Depuis la publication du rapport de la Mecss, le Gouvernement a présenté son projet de réforme, qui repose sur un allongement de la durée d'activité par le relèvement progressif de l'âge légal de départ en retraite et prévoit des mesures d'accroissement des recettes, ainsi que des dispositions relatives à la pénibilité, au rapprochement des règles applicables dans le public et le privé et aux dispositifs de solidarité.
Comme pour l'opération de reprise de dette en cours de préparation, les mesures constituant la réforme des retraites figureront, selon leur nature, soit dans le projet de loi spécifiquement consacré à cette question, soit dans le projet de loi de finances, soit encore dans le projet de loi de financement. Au cours de leur examen, la commission des affaires sociales devra être particulièrement attentive à l'efficacité de la réforme pour résorber les déficits insupportables que connaît l'assurance vieillesse, mais aussi à son équité et à la prise en compte de la nécessité de préparer une modernisation plus profonde du système.
Sur l'assurance maladie, qui n'est pas un chantier moins important que les deux précédents, il faut d'abord relever le dépassement systématique de l'Ondam. En 2009, les dépenses relevant de l'Ondam ont progressé de 3,7 % alors que l'objectif voté en loi de financement était de 3,3 %. Pour 2010, le comité d'alerte a déjà identifié un risque de dépassement non négligeable qui a conduit le Gouvernement à prendre des mesures immédiates. Le déficit de la branche, supérieur à 10 milliards en 2009, pourrait s'élever à 13 milliards en 2010.
Ces différents chiffres posent la question du pilotage des dépenses d'assurance maladie, qui n'apparaît pas assuré dans de bonnes conditions aujourd'hui. Un groupe de travail présidé par Raoul Briet a travaillé sur cette question et a formulé des propositions importantes. Il a rappelé que si les dépassements d'Ondam sont apparemment faibles (0,7 % en moyenne par an), les masses financières en jeu sont considérables. La somme des dépassements constatés depuis 1997 a en effet atteint 19,4 milliards en euros constants.

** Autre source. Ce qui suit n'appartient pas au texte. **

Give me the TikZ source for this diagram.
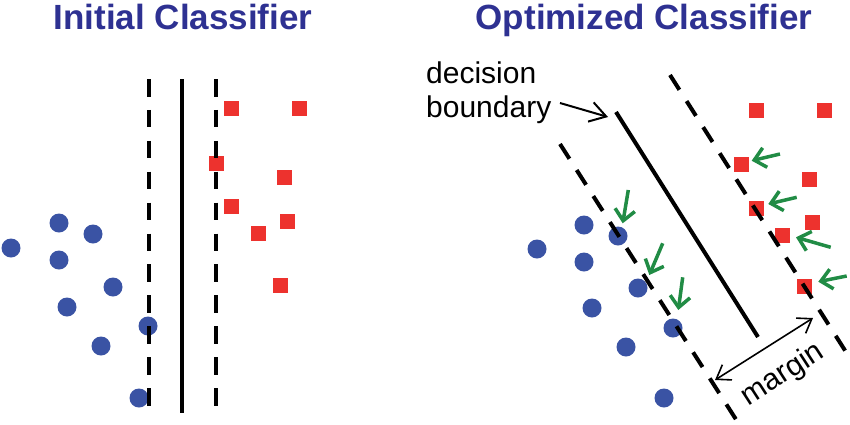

Le groupe a donc formulé plusieurs recommandations pour améliorer la construction et la gouvernance de l'Ondam. Il a proposé d'organiser, via le comité d'alerte, une expertise externe, avant le vote de la loi de financement, sur les hypothèses techniques sous-tendant la construction de l'Ondam, d'enrichir l'information du Parlement en étoffant le contenu des documents annexés au projet de loi de financement, de renforcer le caractère pluriannuel de la régulation.

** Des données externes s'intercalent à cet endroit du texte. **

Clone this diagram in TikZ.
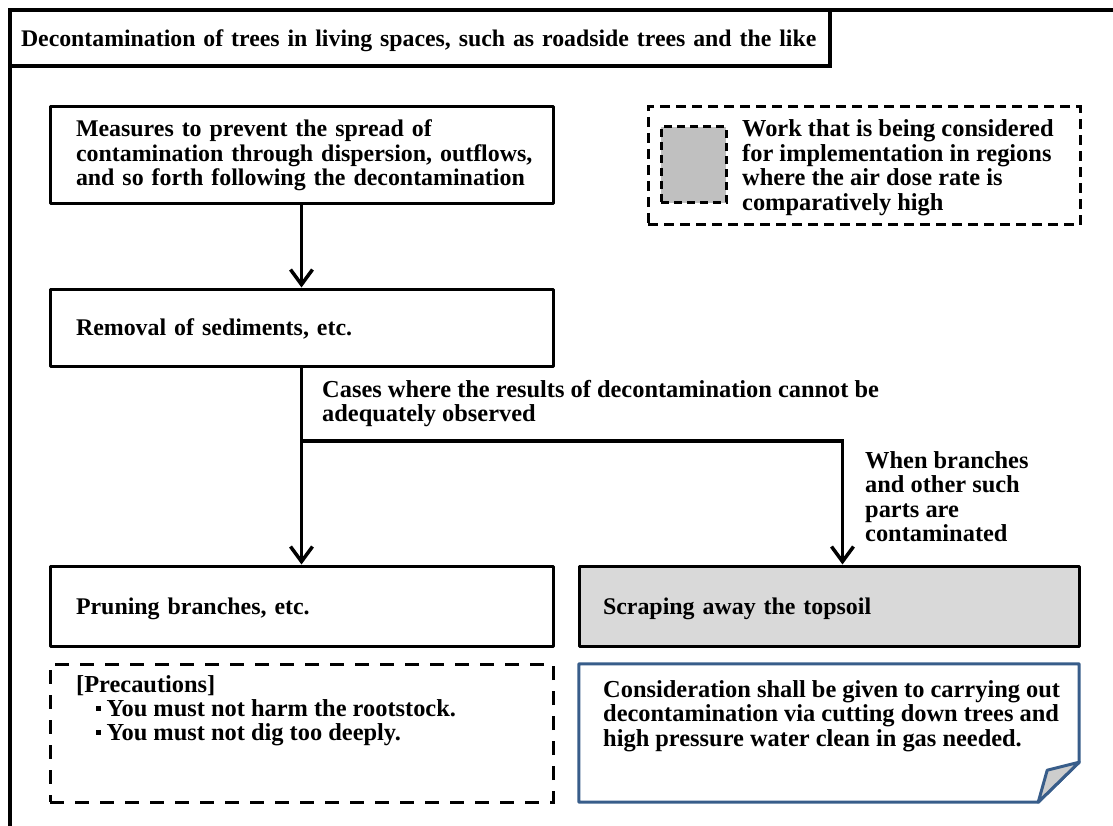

Le groupe de travail a également souhaité la création d'un comité de pilotage de l'Ondam et le renforcement de son suivi statistique et comptable. Il a surtout recommandé d'abaisser progressivement le seuil d'alerte à 0,5 % de l'Ondam, contre 0,75 % actuellement. Pour faciliter le respect de l'objectif, le groupe de travail a préconisé d'instaurer des mécanismes systématiques de mise en réserve en début d'année sur les dotations s'apparentant à des crédits budgétaires.
Lors de la deuxième session de la conférence sur le déficit, le Président de la République a annoncé que toutes les mesures d'économies suggérées par ce rapport seront mises en oeuvre pour respecter l'Ondam de manière systématique, y compris en 2010.